Clinton: Trump could 'bankrupt America'

  • 24/05/2016
Hillary Clinton (Reuters)
Hillary Clinton (Reuters)

By David Eggert

Hillary Clinton says Donald Trump's economic policies would lead to lower wages, fewer jobs and more debt -- warning unionised workers that the presumptive Republican presidential nominee could "bankrupt America like he's bankrupted his companies".

"Ask yourself, how can anybody lose money running a casino, really?" the likely Democratic nominee told thousands at the Service Employees International Union international convention in Detroit on Monday.

Trump has accused Clinton of using the "the woman's card" to win votes. Clinton said if fighting for equal pay, paid family leave, a higher minimum wage and affordable child care is "playing the woman card, then deal me in".

Trump's call for the deportation of millions of people living in the US illegally and the end of automatic birthright citizenship also drew Clinton's ire.

She criticised sending a "deportation force" to schools, workplaces and homes to "round up moms, dads, grandparents - even children.

"He's talking about kicking children who are born here out of the only country they know," Clinton said.

The union endorsed Hillary in November. She thanked its members - who include childcare workers, home health aides, janitors and others - and called them "unsung heroes" who deserve a living wage.

She said there has never been more at stake for working families than in the 2016 election, noting that she supports raising the federal minimum wage and protecting the right to organise.

"Your fights are my fights," she said.

Clinton, pointing to the nearing end of the Democratic primary, applauded Vermont senator Bernie Sanders and his supporters for "challenging us."

"We are going to get unaccountable money out of politics. We are going to take on the crisis of income inequality," she said to loud applause.

"And we are going to unify the Democratic Party and stop Donald Trump.

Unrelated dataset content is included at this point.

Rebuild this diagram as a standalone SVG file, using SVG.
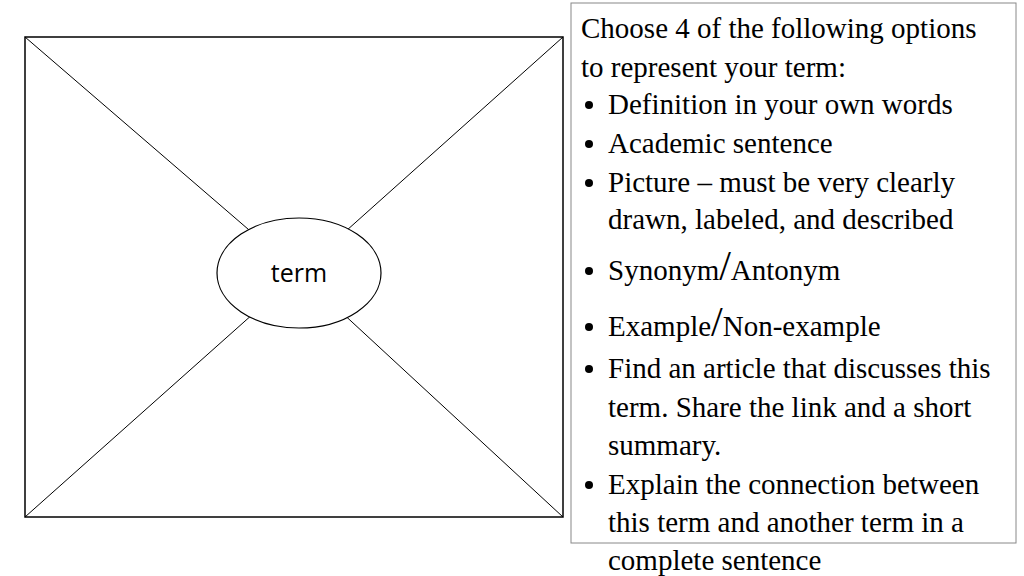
<svg xmlns="http://www.w3.org/2000/svg" width="1024" height="576" viewBox="0 0 1024 576">
<style>
.t{font-family:"Liberation Serif",serif;font-size:29px;fill:#000}
.l{stroke:#000;stroke-width:1}
.b{fill:#000}
</style>
<rect width="1024" height="576" fill="#fff"/>
<g id="connectors">
<line class="l" x1="25" y1="37" x2="299" y2="273"/>
<line class="l" x1="563" y1="37" x2="299" y2="273"/>
<line class="l" x1="25" y1="517" x2="299" y2="273"/>
<line class="l" x1="563" y1="517" x2="299" y2="273"/>
</g>
<g id="frame"><rect x="25" y="37" width="538" height="480" fill="none" stroke="#000" stroke-width="1.5"/></g>
<g id="term">
<ellipse cx="299" cy="273" rx="82" ry="55" fill="#fff" stroke="#000" stroke-width="1.2"/>
<text x="299" y="282" text-anchor="middle" style="font-family:'Open Sans',sans-serif;font-size:25px">term</text>
</g>
<g id="instructions">
<rect x="571" y="3" width="445" height="540" fill="#fff" stroke="#888" stroke-width="1"/>
<text class="t" x="581" y="38">Choose 4 of the following options</text>
<text class="t" x="581" y="77">to represent your term:</text>
<g>
<circle class="b" cx="589" cy="105" r="4"/>
<circle class="b" cx="589" cy="144" r="4"/>
<circle class="b" cx="589" cy="183" r="4"/>
<circle class="b" cx="589" cy="271" r="4"/>
<circle class="b" cx="589" cy="327" r="4"/>
<circle class="b" cx="589" cy="369" r="4"/>
<circle class="b" cx="589" cy="485" r="4"/>
</g>
<g class="t">
<text x="608" y="114">Definition in your own words</text>
<text x="608" y="153">Academic sentence</text>
<text x="608" y="192">Picture – must be very clearly</text>
<text x="608" y="229">drawn, labeled, and described</text>
<text x="608" y="280">Synonym<tspan font-size="42">/</tspan>Antonym</text>
<text x="608" y="336">Example<tspan font-size="42">/</tspan>Non-example</text>
<text x="608" y="378">Find an article that discusses this</text>
<text x="608" y="417">term. Share the link and a short</text>
<text x="608" y="455">summary.</text>
<text x="608" y="494">Explain the connection between</text>
<text x="608" y="532">this term and another term in a</text>
<text x="608" y="570">complete sentence</text>
</g>
</g>
</svg>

There is so much more that unites us than divides us."

Meanwhile, at a rally in East Los Angeles, California, on Monday afternoon, Sanders predicted he would win California's June 7 primary - the nation's largest with 475 delegates - through the strength of his rallies across the state.

He said that by the end of the state's primary he will have spoken to more than 200,000 people at his rallies.

"It is a grassroots campaign, not a fancy campaign," Sanders said.

He has pushed for the party to adopt a progressive platform at the Philadelphia convention in July.

The Democratic National Committee announced a 15-member platform drafting committee, the first step in that process, which will put together the first draft of platform.

Sanders will be allowed to name five members even if he is not the nominee, a gesture that could ease tensions between Sanders' camp and party leaders whom Sanders has accused of favouring Clinton.

Clinton will name six.

The party said in a statement the split was based on the results of state votes to date "in an effort to make this the most representative and inclusive process in history".

The party's chairwoman, Debbie Wasserman Schultz, will name the committee's final four members.

On Monday, Trump circulated a new online video that shows images of Bill Clinton, the former president, as voices of women play on the soundtrack saying he had assaulted them, before ending with the sound of his wife Hillary laughing.

Although none of the women are identified in the video, one of the voices is that of Juanita Broaddrick in an NBC interview from 1999 in which the former nursing-home manager accused Bill Clinton of raping her in a hotel in Little Rock, Arkansas, in 1978.

The Clintons have declined to discuss the accusation and are ignoring his personal attacks.